Make This One Change to Improve Your Film’s Success
Selling Indie Films is Hard
I have been on both sides of the sword on this issue. A number of years ago I was working as the Vice President of Acquisitions at a small boutique theatrical distribution company and from there I moved on to consult in acquisitions at an international sales agency. In addition, I have produced two feature films, both of which received representation from sales agencies.
I'll be the first one to say, distribution for independent films seems like a bit of a mystery, and it can be a crapshoot.
So what can one do to increase the chances of success for a film?
A Film's Best Friend
In the world of film sales, marketing materials are a film's best friend. And no, I'm not talking about Facebook Ads.
The same way you see a poster, teaser, or trailer for a film and get really excited/eager to see it, acquisitions people see the marketing materials for a project and immediately make some subconscious decisions as to whether or not they are slightly interested, extremely interested, or not interested at all.
But, it's not enough to simply just have these things in your arsenal. They have to be done right, or it's about as useful as not having them at all.
So, What Is the One Thing?
The one thing you can do to dramatically improve the success of your film is set aside a budget for marketing materials.
But, wait. Don't sales agents and distributors make their own key art and trailers for their films?
Yes, in some instances this will happen - usually if the trailer or key art provided is not up to the potential that the agent or distributor sees. So you may now be wondering, if a film can be sold or picked up for representation with mediocre marketing materials, why should I spend the time and money to do it myself?
These are all good questions, people. Keep them coming.
Well, it comes down to setting your film up for success.
While it is possible to get representation for your film with a lame poster and amateur trailer, is that really how you want to put yourself out there? If it was me, I'd rather be the person that sends off my trailer to a dozen companies and gets a slew of emails from agents eager to see or represent my project.
Pros Really Are Better
Trust me, I know there is something fun about cutting a trailer for your own film. And you may be a really great narrative editor.
Or, you may have gotten a deal from your feature editor to also edit the trailer, but I urge you to make these decisions very carefully.
Trailers are extremely different than films. Obviously, the timing is different, as trailers are meant to hint at the story, show the interesting action, and draw the viewer in emotionally - all in about 2 minutes.

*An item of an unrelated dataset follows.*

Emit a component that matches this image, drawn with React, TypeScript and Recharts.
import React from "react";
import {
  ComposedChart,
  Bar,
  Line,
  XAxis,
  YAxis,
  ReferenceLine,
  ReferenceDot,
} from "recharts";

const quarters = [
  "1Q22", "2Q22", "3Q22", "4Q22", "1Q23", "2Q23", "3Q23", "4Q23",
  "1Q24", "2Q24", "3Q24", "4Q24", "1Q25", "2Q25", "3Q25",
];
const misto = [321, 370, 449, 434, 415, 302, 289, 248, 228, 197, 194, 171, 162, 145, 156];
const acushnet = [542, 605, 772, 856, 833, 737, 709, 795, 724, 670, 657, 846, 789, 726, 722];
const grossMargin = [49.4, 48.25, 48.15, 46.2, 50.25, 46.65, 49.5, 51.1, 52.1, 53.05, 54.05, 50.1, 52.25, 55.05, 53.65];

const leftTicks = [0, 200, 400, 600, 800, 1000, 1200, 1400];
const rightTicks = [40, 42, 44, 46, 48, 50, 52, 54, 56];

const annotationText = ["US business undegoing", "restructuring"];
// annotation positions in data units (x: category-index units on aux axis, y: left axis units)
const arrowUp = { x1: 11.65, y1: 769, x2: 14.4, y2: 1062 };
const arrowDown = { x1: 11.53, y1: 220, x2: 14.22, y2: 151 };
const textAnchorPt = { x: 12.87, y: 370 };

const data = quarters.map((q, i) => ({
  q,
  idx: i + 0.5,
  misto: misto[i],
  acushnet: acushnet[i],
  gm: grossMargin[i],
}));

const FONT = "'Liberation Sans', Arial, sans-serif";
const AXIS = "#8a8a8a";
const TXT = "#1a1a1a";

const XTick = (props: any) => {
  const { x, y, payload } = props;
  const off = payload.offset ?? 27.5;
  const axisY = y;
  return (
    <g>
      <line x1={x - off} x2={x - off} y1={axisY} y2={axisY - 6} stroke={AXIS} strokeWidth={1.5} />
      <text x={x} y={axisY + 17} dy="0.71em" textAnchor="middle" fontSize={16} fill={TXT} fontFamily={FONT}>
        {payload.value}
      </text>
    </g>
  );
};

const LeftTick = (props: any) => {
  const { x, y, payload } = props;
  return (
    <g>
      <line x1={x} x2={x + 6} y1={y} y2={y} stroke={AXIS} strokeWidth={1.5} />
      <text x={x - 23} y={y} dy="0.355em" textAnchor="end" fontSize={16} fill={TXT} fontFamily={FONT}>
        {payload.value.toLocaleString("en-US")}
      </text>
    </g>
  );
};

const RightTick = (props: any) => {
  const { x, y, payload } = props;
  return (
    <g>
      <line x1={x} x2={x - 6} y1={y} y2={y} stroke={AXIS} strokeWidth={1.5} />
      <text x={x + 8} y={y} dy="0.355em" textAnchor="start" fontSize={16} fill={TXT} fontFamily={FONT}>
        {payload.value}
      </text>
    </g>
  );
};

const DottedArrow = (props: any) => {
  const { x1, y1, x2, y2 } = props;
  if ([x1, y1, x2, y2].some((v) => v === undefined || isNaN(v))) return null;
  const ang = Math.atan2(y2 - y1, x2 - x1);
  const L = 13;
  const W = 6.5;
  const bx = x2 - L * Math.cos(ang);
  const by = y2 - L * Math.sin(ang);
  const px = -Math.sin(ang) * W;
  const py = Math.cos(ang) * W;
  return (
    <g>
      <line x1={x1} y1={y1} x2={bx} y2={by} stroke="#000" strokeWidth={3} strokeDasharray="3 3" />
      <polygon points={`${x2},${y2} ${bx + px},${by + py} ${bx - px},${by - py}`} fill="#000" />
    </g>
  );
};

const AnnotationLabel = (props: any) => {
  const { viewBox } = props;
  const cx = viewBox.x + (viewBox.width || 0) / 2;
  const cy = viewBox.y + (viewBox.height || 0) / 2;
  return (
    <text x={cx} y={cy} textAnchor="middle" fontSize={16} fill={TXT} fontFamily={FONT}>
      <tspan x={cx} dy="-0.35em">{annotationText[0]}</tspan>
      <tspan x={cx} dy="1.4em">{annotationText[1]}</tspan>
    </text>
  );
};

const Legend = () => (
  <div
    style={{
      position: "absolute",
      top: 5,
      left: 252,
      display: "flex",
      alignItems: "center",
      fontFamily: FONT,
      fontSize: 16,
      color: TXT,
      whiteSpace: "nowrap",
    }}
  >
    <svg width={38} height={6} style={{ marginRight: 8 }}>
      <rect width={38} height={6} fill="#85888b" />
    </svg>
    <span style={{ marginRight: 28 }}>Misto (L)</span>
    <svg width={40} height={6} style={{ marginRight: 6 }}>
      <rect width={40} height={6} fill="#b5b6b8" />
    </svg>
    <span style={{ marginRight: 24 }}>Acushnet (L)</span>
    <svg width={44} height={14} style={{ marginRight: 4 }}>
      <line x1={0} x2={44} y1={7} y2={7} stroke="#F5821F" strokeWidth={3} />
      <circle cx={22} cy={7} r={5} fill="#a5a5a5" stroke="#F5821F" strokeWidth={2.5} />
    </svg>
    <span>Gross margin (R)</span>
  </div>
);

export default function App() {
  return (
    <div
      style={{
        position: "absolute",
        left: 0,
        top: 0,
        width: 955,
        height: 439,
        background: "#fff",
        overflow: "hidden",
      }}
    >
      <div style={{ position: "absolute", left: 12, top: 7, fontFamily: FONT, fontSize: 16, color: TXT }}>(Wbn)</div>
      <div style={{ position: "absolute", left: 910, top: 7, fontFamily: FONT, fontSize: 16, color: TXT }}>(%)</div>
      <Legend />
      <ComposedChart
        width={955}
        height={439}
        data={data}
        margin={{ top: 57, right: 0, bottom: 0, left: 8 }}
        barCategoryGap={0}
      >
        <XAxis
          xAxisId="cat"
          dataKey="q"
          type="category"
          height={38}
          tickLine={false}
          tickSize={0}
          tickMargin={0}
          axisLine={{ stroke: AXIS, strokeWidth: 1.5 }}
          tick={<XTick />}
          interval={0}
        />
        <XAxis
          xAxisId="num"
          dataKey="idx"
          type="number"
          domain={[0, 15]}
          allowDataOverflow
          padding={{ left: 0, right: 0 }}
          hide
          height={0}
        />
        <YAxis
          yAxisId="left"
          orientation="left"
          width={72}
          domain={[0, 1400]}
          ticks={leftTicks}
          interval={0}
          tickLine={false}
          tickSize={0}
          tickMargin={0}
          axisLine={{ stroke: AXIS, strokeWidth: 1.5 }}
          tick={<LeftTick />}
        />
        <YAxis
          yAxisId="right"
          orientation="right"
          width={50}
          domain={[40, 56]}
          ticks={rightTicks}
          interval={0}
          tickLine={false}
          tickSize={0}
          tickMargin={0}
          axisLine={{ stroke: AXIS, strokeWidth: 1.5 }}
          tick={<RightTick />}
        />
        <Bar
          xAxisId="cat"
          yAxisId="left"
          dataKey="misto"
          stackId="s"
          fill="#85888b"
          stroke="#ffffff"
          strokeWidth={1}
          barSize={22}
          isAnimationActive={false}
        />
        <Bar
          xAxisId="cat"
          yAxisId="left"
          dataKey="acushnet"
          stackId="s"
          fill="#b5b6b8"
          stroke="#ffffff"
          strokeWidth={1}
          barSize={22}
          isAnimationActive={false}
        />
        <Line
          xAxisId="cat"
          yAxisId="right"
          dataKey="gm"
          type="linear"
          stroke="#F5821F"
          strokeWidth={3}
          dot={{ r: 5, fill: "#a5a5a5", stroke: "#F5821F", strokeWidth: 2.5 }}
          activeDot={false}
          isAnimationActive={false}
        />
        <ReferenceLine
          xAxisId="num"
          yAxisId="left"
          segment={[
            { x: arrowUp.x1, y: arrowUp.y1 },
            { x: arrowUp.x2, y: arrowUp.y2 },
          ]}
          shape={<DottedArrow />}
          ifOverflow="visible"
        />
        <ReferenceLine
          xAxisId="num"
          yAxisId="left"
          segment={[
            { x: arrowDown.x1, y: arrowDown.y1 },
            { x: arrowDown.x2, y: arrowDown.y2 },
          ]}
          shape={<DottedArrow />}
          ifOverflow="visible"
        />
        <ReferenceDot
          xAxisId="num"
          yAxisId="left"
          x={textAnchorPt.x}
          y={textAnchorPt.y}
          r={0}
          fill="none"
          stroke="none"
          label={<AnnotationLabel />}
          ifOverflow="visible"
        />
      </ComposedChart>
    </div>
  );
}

But the goals and techniques for editing trailers are different as well.
The way I look at it is this (prepare for wildly absurd comparison). If you hired someone to paint your house, would you assume that the same person could masterfully render a painting of your grandmother for her birthday? I wouldn't. They are two entirely different skills. And while yes, it's possible that you could find a house painter with the skills and knowledge to paint a great portrait, you'd be foolish to assume that your house painter is one of these talented marvels.

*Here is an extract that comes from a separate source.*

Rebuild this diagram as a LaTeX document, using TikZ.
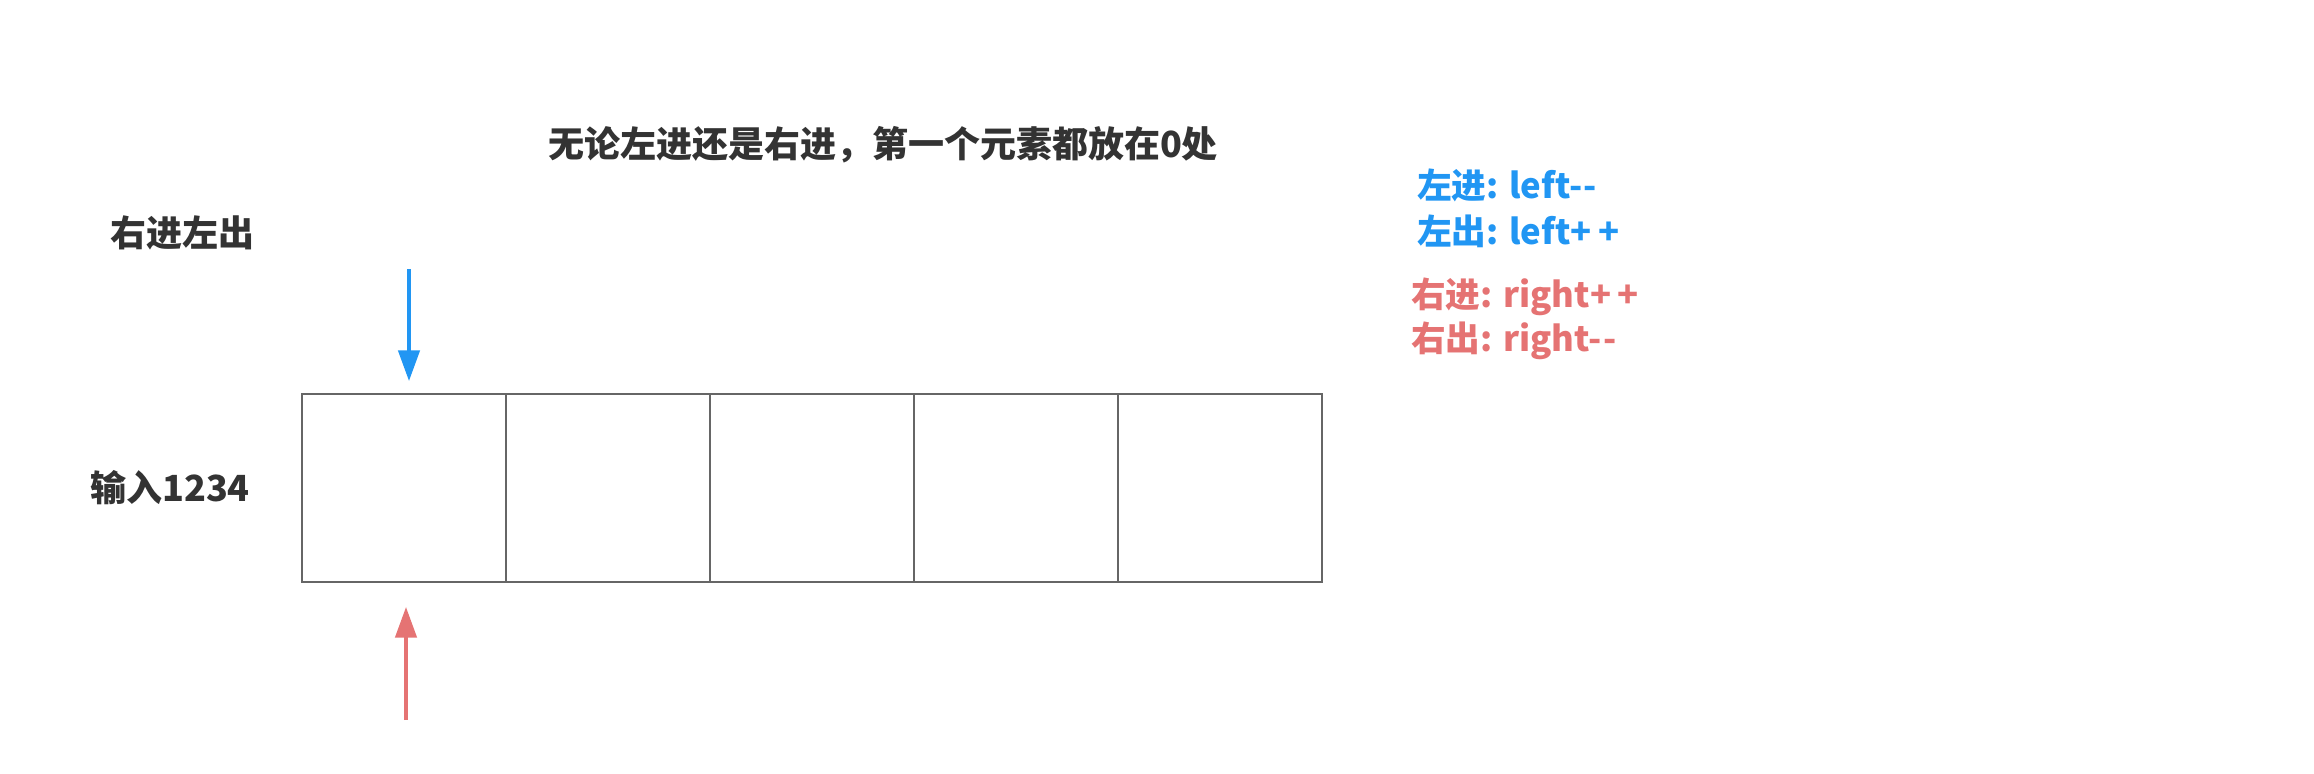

So, in the same way, be prepared to go to an entirely different editor for your trailer.
The same goes for key art. Just because your friend made a pretty cool poster for your cousin's band doesn't mean he knows how to make a great film poster.
Also, if you haven't noticed, many movie posters utilize images taken by a professional photographer - not stills from the film itself.
This brings up the next point - hiring a set photographer. This is something almost ALWAYS overlooked by indie producers.
Still images is one of the requirements in every deliverables list I have ever seen. I can't tell you the number of times a filmmaker gave me a blank stare as I asked him for 50-100 still images. Of course, the cheat is to just pull high-ish resolution screen grabs from the film itself, but this is less than ideal.
At the time, the highest resolution you could really pull from a finished film was 1920x1080. Now, of course you could pull 4K stills, but even that is not terribly high resolution compared to a professional still camera's resolution.
These high resolution stills come into play for the key art, posters, billboard ads, websites, and any other marketing materials where it requires the extra resolution either for the size of the end product (billboard) or the quality of a composite.
Set the money aside before you enter into production, and hire a team of professionals to make your marketing materials. THEN, you can show up to your meetings like a baller knowing you have some killer stuff you are excited to share with them.